Purtroppo il ritorno in campo del Tulipano Nero, quattro giorni dopo, coincide con l’addio ai sogni scudetto nella famigerata ‘fatal Verona 2’, che vede i rossoneri soccombere più che ai gialloblù al pessimo arbitraggio di Lo Bello, che espelle in rapida successione Rijkaard, Van Basten (che per protesta getta la maglia a terra), Costacurta e mister Sacchi; il Napoli espugna Bologna e ipoteca il tricolore, conquistato in casa nell’ultima partita una settimana dopo.

Sfumata anche la Coppa Italia, che la Juve si aggiudica tre giorni dopo a San Siro, al Milan per superare le delusioni non resta che riconquistare la Coppa più importante; a Vienna, ad attendere i rossoneri, c’è il Benfica, che ha avuto la meglio sull’Olympique grazie a un contestatissimo gol di mano del difensore Vata; i lusitani 27 anni prima erano stati avversari dei rossoneri nella finale di Wembley che, dopo l’iniziale vantaggio portoghese firmato da Eusebio, aveva visto prevalere il Milan di Rocco, prima squadra italiana sul tetto d’Europa, grazie ad una doppietta di Altafini.

Sulla panchina del Benfica da un anno siede Sven Goran Eriksson, reduce da una lunga esperienza italiana, sulle panchine di Roma e Fiorentina (e atteso da un’altrettanto lunga parentesi nel nostro campionato anni dopo, che l’avrebbe visto conquistare uno storico scudetto nel 2000 sulla panchina della Lazio) che guida un collettivo formato da future conoscenze del nostro calcio, dal portiere Silvinho (assistente di Mourinho da una vita, compresi gli anni interisti) al difensore Aldair, prossimo a passare alla Roma.

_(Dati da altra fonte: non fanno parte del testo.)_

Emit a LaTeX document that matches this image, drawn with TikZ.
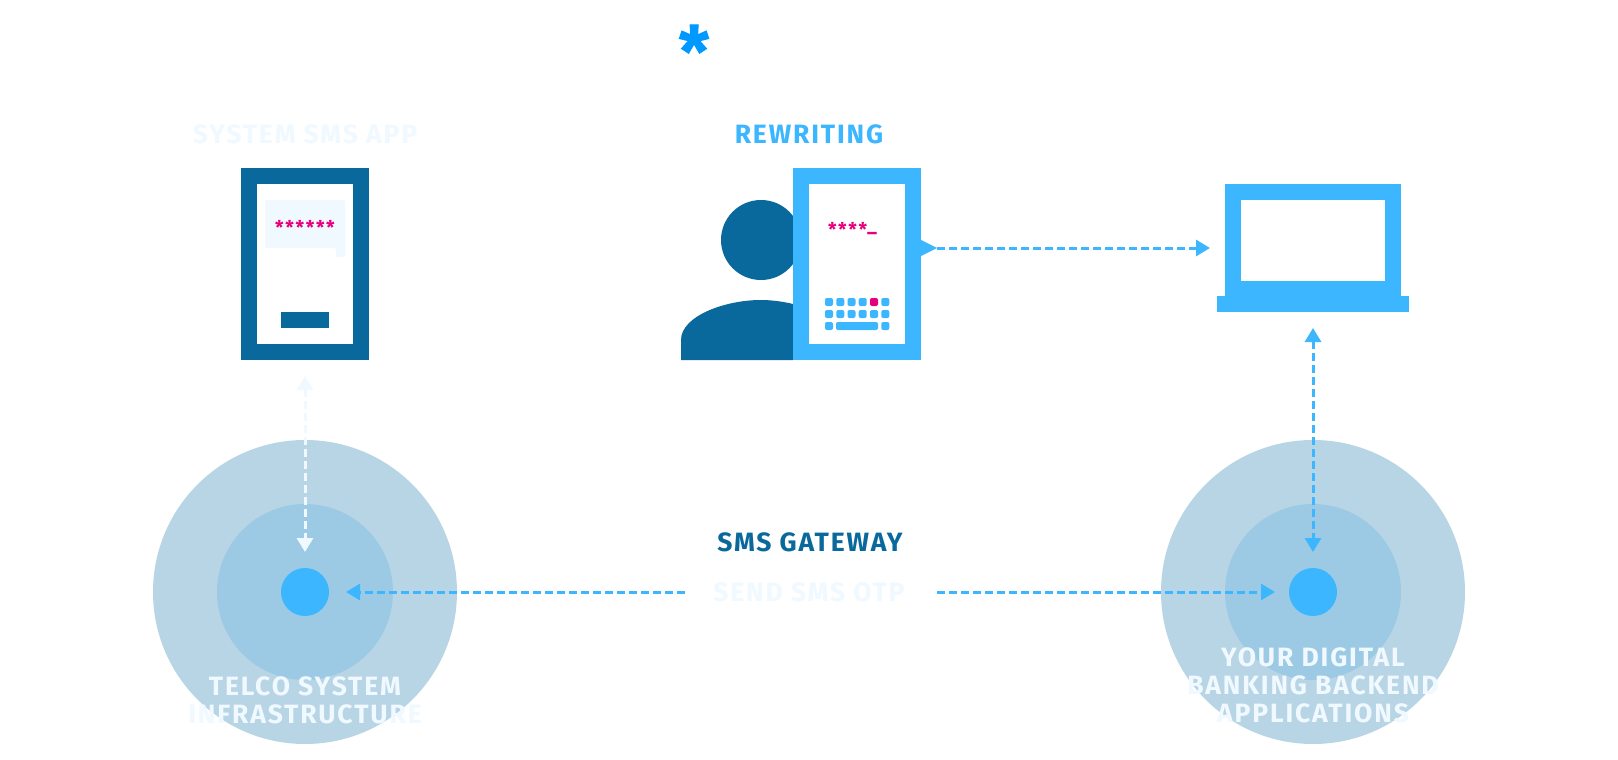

Non è una finale spettacolare come quella di un anno prima a Barcellona; se lo Steaua era stato annientato senza problemi dai ragazzi di Sacchi, che si presentano al Prater con la stessa formazione, con l’eccezione dello squalificato Donadoni, egregiamente sostituito dal sempre prezioso Evani, il Benfica è guardingo, coperto; i 57mila spettatori presenti (non si ripete l’esodo di 90mila anime rossonere che avevano invaso la Catalogna) assistono ad una partita a scacchi tra due avversari che si studiando, cercando di approfittare del minimo errore del’antagonista per colpire. Al 69’, proprio nel momento di maggiore stasi, la svolta e l’apoteosi: una triangolazione Costacurta-Van Basten-Rijkaard permette al centrocampista olandese di presentarsi a tu per tu con Silvinho e di infilarlo, facendo esplodere l’entusiasmo dei tifosi rossoneri, che iniziavano a temere l’ennesimo epilogo ai supplementari. Il Benfica, colpito, non riesce a reagire; Gullit prova a celebrare il pieno ritorno in campo con una rete, ma manca il bersaglio; al fischio finale del tedesco Kohl la gioia può esplodere. Per l’Italia, che centra lo storico traguardo mai raggiunto prima di tre successi in tutte le Coppe (la Sampdoria ha avuto la meglio a Goteborg sull’Anderlecht vincendo la Coppa delle Coppe mentre la Juventus, nella prima finale tutta italiana della Coppa Uefa, ha superato la Fiorentina, che recrimina per aver dovuto giocare la gara di ritorno ad Avellino, città ad alto tasso di juventinità); per il Bologna, che con il successo rossonero approda alla Coppa Uefa dell’anno successivo; ma soprattutto è festa Milan, ultima squadra ad aver conquistato per due anni consecutivi la Coppa più ambita, da venticinque anni a questa parte. Qualche lacrima per due campioni al passo d’addio: Giovanni Galli, ceduto al Napoli in quei giorni, e Angelo Colombo, destinato al Bari. Gioia per Berlusconi (“mi auguro che questo Milan di eroi positivi faccia nascere nei giovani la voglia di essere imitati”), per capitan Baresi che a distanza di dodici mesi riceve nuovamente la Coppa dal presidente Uefa Lennart Johansson; per il trio olandese, ancora una volta decisivo; e per mister Arrigo, che però, forse proprio quella sera, inizia a maturare la decisione di lasciare la panchina rossonera, presa un anno dopo, in attesa di essere chiamato alla guida della nazionale azzurra.